Call of Duty Drama in the video game industry continues to unfold this week as publisher Activision created another reason for the gaming community to shake its collective head in disappointment and bewilderment.  The company dismissed two key members of developer Infinity Ward over what seems to be a difference of opinion.  The basic gist of it all is that Infinity Ward wanted to continue treating their top-selling Call of Duty franchise with careful respect, while Activision wants to run it into the ground for the sake of a quick profit.  Kombo summarizes the mess.

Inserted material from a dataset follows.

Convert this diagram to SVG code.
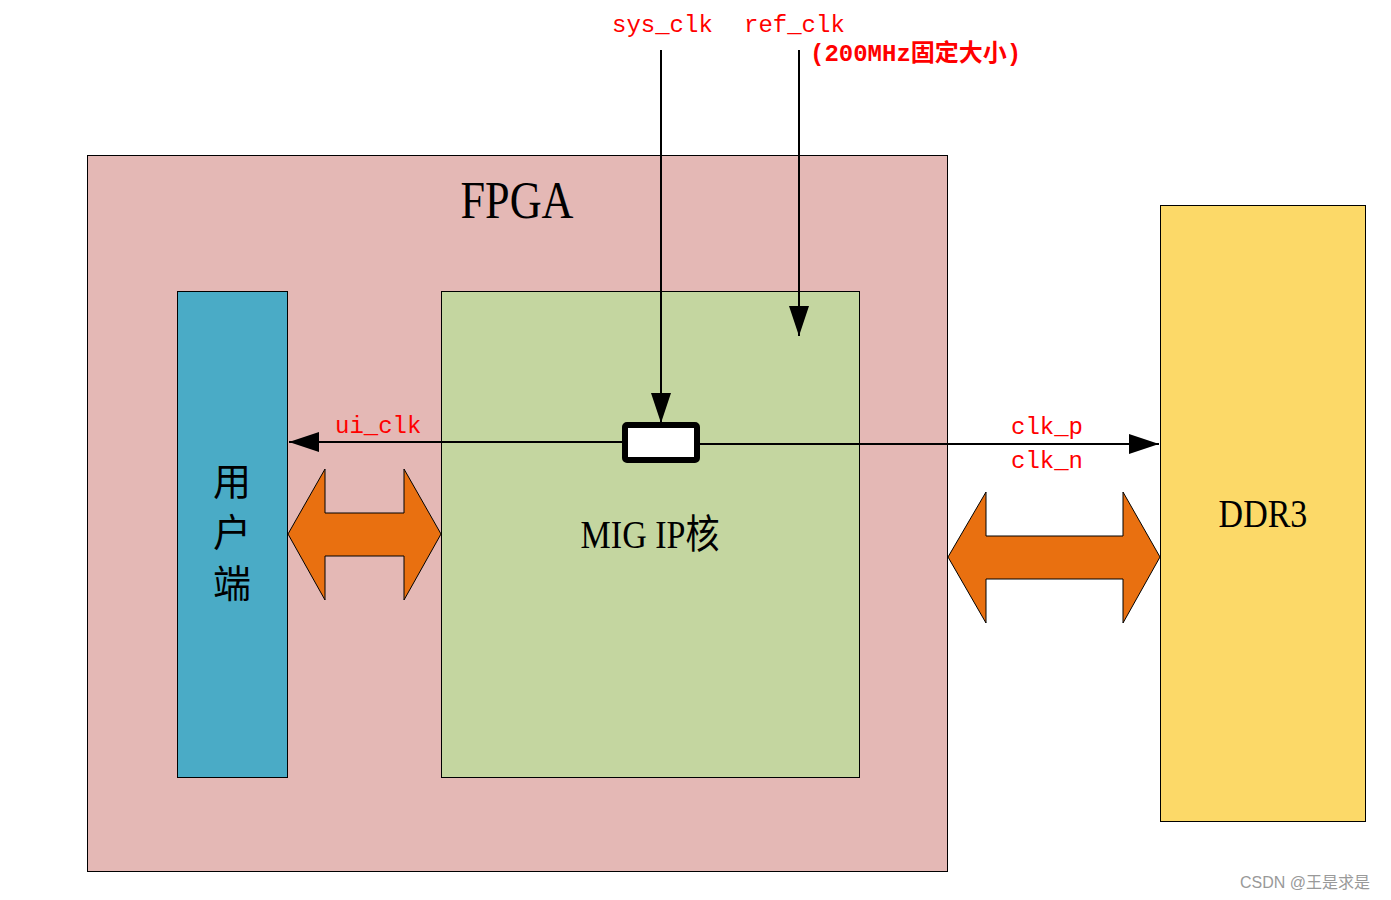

That brings the story to the afternoon of Tuesday, March 2. Word got out that Bobby Kotick was planning to make an appearance at the Infinity Ward studios to address the employees. The exact details of that meeting haven't come to light, but it likely had something to do with Activision's latest press release.  The presser outlines several changes to the Call of Duty series. Some highlights include:

  • Infinity Ward -- as it stands now -- will continue to develop DLC for Modern Warfare 2.
  • A new Call of Duty business group will be created to treat Call of Duty with the same focus that Blizzard games are treated with.
  • Treyarch will release a new Call of Duty game in 2010.
  • A studio -- possibly IW, possibly not -- will release the 2011 annualized version of the CoD franchise.
  • The studio Sledgehammer games, comprised of members of the Dead Space team, will make a new "action-adventure" CoD in addition to the annualized FPS CoD.

It is a crazy turn of events for the highest studio in the industry, and we can only speculate as to what happened. The best bet seems to be that Jason West and Vince Zampella disagreed with the direction that was revealed by the press release from Activision today, perhaps they disagreed with it to the point where they wouldn't work on something specific that Activision wanted them too. This would lead to the grounds for firing under "insubordination" or "breach of contract." Technically, Activision has the right to terminate their employment. Whether it was the right thing to do is a matter of opinion.

The only reason that Activision would be willing to lose West and Zampella is if they believe they know how to squeeze every last bit of value from the franchise better than the two former-heads of the studio know how to make good games. The problem with that is when you compare track records.

I'm not a Call of Duty player, but I recognize and respect quality creative work when I see it.  I believe that Activision is killing the golden goose here just to get at its eggs.  Infinity Ward takes its time when developing Call of Duty titles by operating on a two-year cycle.  Activision, meanwhile, wants as many Call of Duty games just as soon as it can get them.  The problem is that by sacrificing quality in favor of quantity, the franchise runs the risk of being run into the ground.  Consider how the publisher has drained the life from the Tony Hawk and Guitar Hero franchises thanks to rushed annual sequels and needless expansions.  The rationale seems to be that if one Call of Duty game brings in $X, then three times as many released in a year would create $3X in revenue regardless of caliber.  That only works if those three titles are up to the Infinity Ward standard that fans expect.  I have no doubt that Call of Duty can limp along as a franchise that just doesn't have its heart in it anymore, but making that happen isn't really in anybody's best interest.  Activision can squeeze the last of the value from the franchise name before casting it aside, but it really doesn't have to be that way.